Disturbingly, the report also rather sycophantically extols the 2023 SOE Act and SOE Policy by: (i) praising the creation of Cabinet Committee on SOEs (CCSOE) notified on 25 August 2024 with defined responsibilities including review of board of directors of SOEs recommended by line ministries before final approval by the federal government.
Administration after administration has changed board members, staffing them with party loyalists according to critics, especially when the names are finalized with concurrence of the relevant Federal Minister, with no visible positive outcome in enhanced efficiency or public welfare so far.
And inexplicably, in spite of frequent pledges to fast track privatisation, CCSOE has not reportedly met even once; (ii) the Act grants autonomy to the SOE boards with clear provisions that the line ministry will not micromanage the SOE, nor give any direction to perform public service obligations unless mutually agreed and funded for, and monitored – again a salutary objective announced in the past but never implemented; (iii) the setting up of a Central Monitoring Unit under the Finance Ministry that would establish a criterion to undertake a performance review of its directors – a position that mistakenly ignores the prevailing culture of elite capture; (iv) SOEs will have their own HR policy and autonomy over hiring and firing – again persistently compromised due to the prevalence of a culture of nepotism, corruption, and sycophancy; and (iv) the government must ensure competitive neutrality with no SOE allowed to benefit from any unfair competitive market advantage or dominant position by virtue of being an SOE. Some SOEs are clearly more important than others.

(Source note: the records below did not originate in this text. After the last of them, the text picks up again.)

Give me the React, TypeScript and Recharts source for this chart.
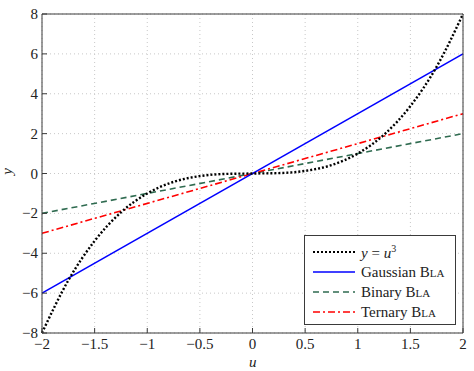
import { LineChart, Line, XAxis, YAxis, CartesianGrid } from "recharts";

const uTicks = [-2, -1.5, -1, -0.5, 0, 0.5, 1, 1.5, 2];
const yTicks = [-8, -6, -4, -2, 0, 2, 4, 6, 8];

// y = u^3
const cubicU = [-2, -1.75, -1.5, -1.25, -1, -0.75, -0.5, -0.25, 0, 0.25, 0.5, 0.75, 1, 1.25, 1.5, 1.75, 2];
const cubicY = [-8, -5.36, -3.38, -1.95, -1, -0.42, -0.13, -0.02, 0, 0.02, 0.13, 0.42, 1, 1.95, 3.38, 5.36, 8];

const lineU = [-2, 2];
const gaussianY = [-6, 6];
const binaryY = [-2, 2];
const ternaryY = [-3, 3];

const cubicData = cubicU.map((u, i) => ({ u, y: cubicY[i] }));
const gaussianData = lineU.map((u, i) => ({ u, y: gaussianY[i] }));
const binaryData = lineU.map((u, i) => ({ u, y: binaryY[i] }));
const ternaryData = lineU.map((u, i) => ({ u, y: ternaryY[i] }));

const FONT = "'Liberation Serif', 'DejaVu Serif', serif";
const AXIS = "#3a3a3a";
const fmt = (v: number) => String(v).replace("-", "\u2212");

const BottomTick = (props: any) => {
  const { x, y, payload } = props;
  return (
    <g>
      <line x1={x} y1={y} x2={x} y2={y - 5} stroke={AXIS} />
      <text x={x} y={y + 16} textAnchor="middle" fontSize={15} fill="#222" fontFamily={FONT}>
        {fmt(payload.value)}
      </text>
    </g>
  );
};

const LeftTick = (props: any) => {
  const { x, y, payload } = props;
  return (
    <g>
      <line x1={x} y1={y} x2={x + 5} y2={y} stroke={AXIS} />
      <text x={x - 4} y={y + 5} textAnchor="end" fontSize={15} fill="#222" fontFamily={FONT}>
        {fmt(payload.value)}
      </text>
    </g>
  );
};

const TopTick = (props: any) => {
  const { x, y } = props;
  return <line x1={x} y1={y} x2={x} y2={y + 5} stroke={AXIS} />;
};

const RightTick = (props: any) => {
  const { x, y } = props;
  return <line x1={x} y1={y} x2={x - 5} y2={y} stroke={AXIS} />;
};

const legendRows = [
  { key: "cubic", color: "#000", dash: "2 2", width: 2.2 },
  { key: "gauss", color: "#0000ff", dash: undefined, width: 1.6 },
  { key: "binary", color: "#2f6b50", dash: "6 4", width: 1.6 },
  { key: "ternary", color: "#ff0000", dash: "7 3 2 3", width: 1.6 },
];

const legendLabel = (key: string) => {
  if (key === "cubic")
    return (
      <span>
        <i>y</i> = <i>u</i>
        <sup style={{ fontSize: 10 }}>3</sup>
      </span>
    );
  const name = key === "gauss" ? "Gaussian" : key === "binary" ? "Binary" : "Ternary";
  return (
    <span>
      {name} <span style={{ fontVariant: "small-caps" }}>Bla</span>
    </span>
  );
};

export default function App() {
  return (
    <div style={{ position: "absolute", left: 0, top: 0, width: 474, height: 371, background: "#fff" }}>
      <LineChart width={474} height={371} margin={{ top: 0, right: 0, bottom: 0, left: 0 }}>
        <CartesianGrid stroke="#c8c8c8" strokeDasharray="1 3" />
        <XAxis
          dataKey="u"
          type="number"
          domain={[-2, 2]}
          ticks={uTicks}
          height={38}
          tickSize={0}
          tickMargin={0}
          stroke={AXIS}
          tick={<BottomTick />}
          allowDuplicatedCategory={false}
        />
        <XAxis
          xAxisId="top"
          orientation="top"
          type="number"
          domain={[-2, 2]}
          ticks={uTicks}
          height={14}
          tickSize={0}
          tickMargin={0}
          stroke={AXIS}
          tick={<TopTick />}
        />
        <YAxis
          type="number"
          domain={[-8, 8]}
          ticks={yTicks}
          width={42}
          tickSize={0}
          tickMargin={0}
          stroke={AXIS}
          tick={<LeftTick />}
        />
        <YAxis
          yAxisId="right"
          orientation="right"
          type="number"
          domain={[-8, 8]}
          ticks={yTicks}
          width={11}
          tickSize={0}
          tickMargin={0}
          stroke={AXIS}
          tick={<RightTick />}
        />
        <Line data={binaryData} dataKey="y" stroke="#2f6b50" strokeWidth={1.6} strokeDasharray="6 4" dot={false} isAnimationActive={false} />
        <Line data={ternaryData} dataKey="y" stroke="#ff0000" strokeWidth={1.6} strokeDasharray="7 3 2 3" dot={false} isAnimationActive={false} />
        <Line data={gaussianData} dataKey="y" stroke="#0000ff" strokeWidth={1.6} dot={false} isAnimationActive={false} />
        <Line data={cubicData} type="monotone" dataKey="y" stroke="#000" strokeWidth={2.4} strokeDasharray="2 2" dot={false} isAnimationActive={false} />
      </LineChart>
      <div
        style={{
          position: "absolute",
          left: 4,
          top: 163,
          transform: "rotate(-90deg)",
          fontFamily: FONT,
          fontStyle: "italic",
          fontSize: 15,
          color: "#222",
        }}
      >
        y
      </div>
      <div
        style={{
          position: "absolute",
          left: 249,
          top: 355,
          fontFamily: FONT,
          fontStyle: "italic",
          fontSize: 15,
          lineHeight: "15px",
          color: "#222",
        }}
      >
        u
      </div>
      <div
        style={{
          position: "absolute",
          left: 304,
          top: 235,
          width: 152,
          height: 90,
          border: `1px solid ${AXIS}`,
          background: "#fff",
          fontFamily: FONT,
          fontSize: 15,
          color: "#222",
          padding: "6px 0 0 8px",
          boxSizing: "border-box",
        }}
      >
        {legendRows.map((r) => (
          <div key={r.key} style={{ display: "flex", alignItems: "center", height: 20 }}>
            <svg width={42} height={10} style={{ marginRight: 6 }}>
              <line x1={0} y1={5} x2={42} y2={5} stroke={r.color} strokeWidth={r.width} strokeDasharray={r.dash} />
            </svg>
            {legendLabel(r.key)}
          </div>
        ))}
      </div>
    </div>
  );
}
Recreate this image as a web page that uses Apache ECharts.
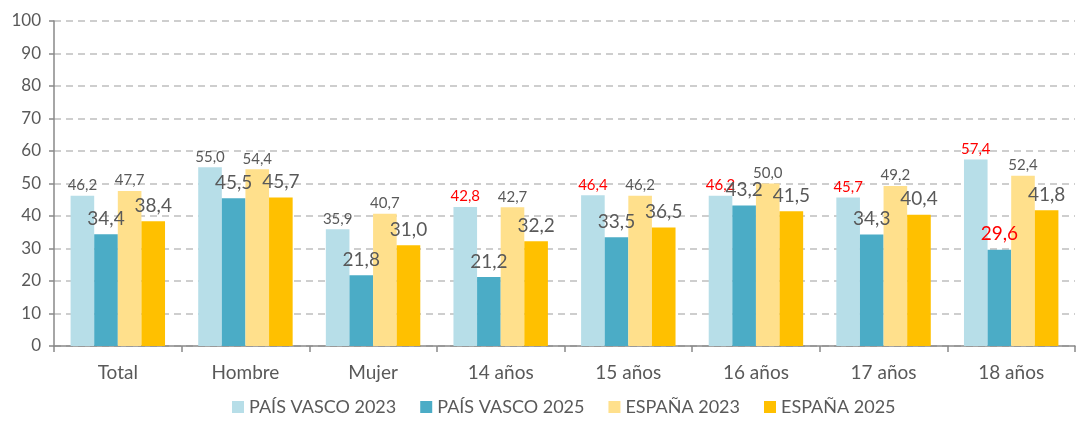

To conclude, the turning around of SOEs remains a priority for a very valid economic reason, to reduce the considerable annual leakage from the budget. But unless the pervasive elite capture in SOEs related to employment and procurement activities is surgically removed (that would require punitive punishments rather than simply changing of the guard), reforms in SOEs, including their privatisation, will remain a pipedream.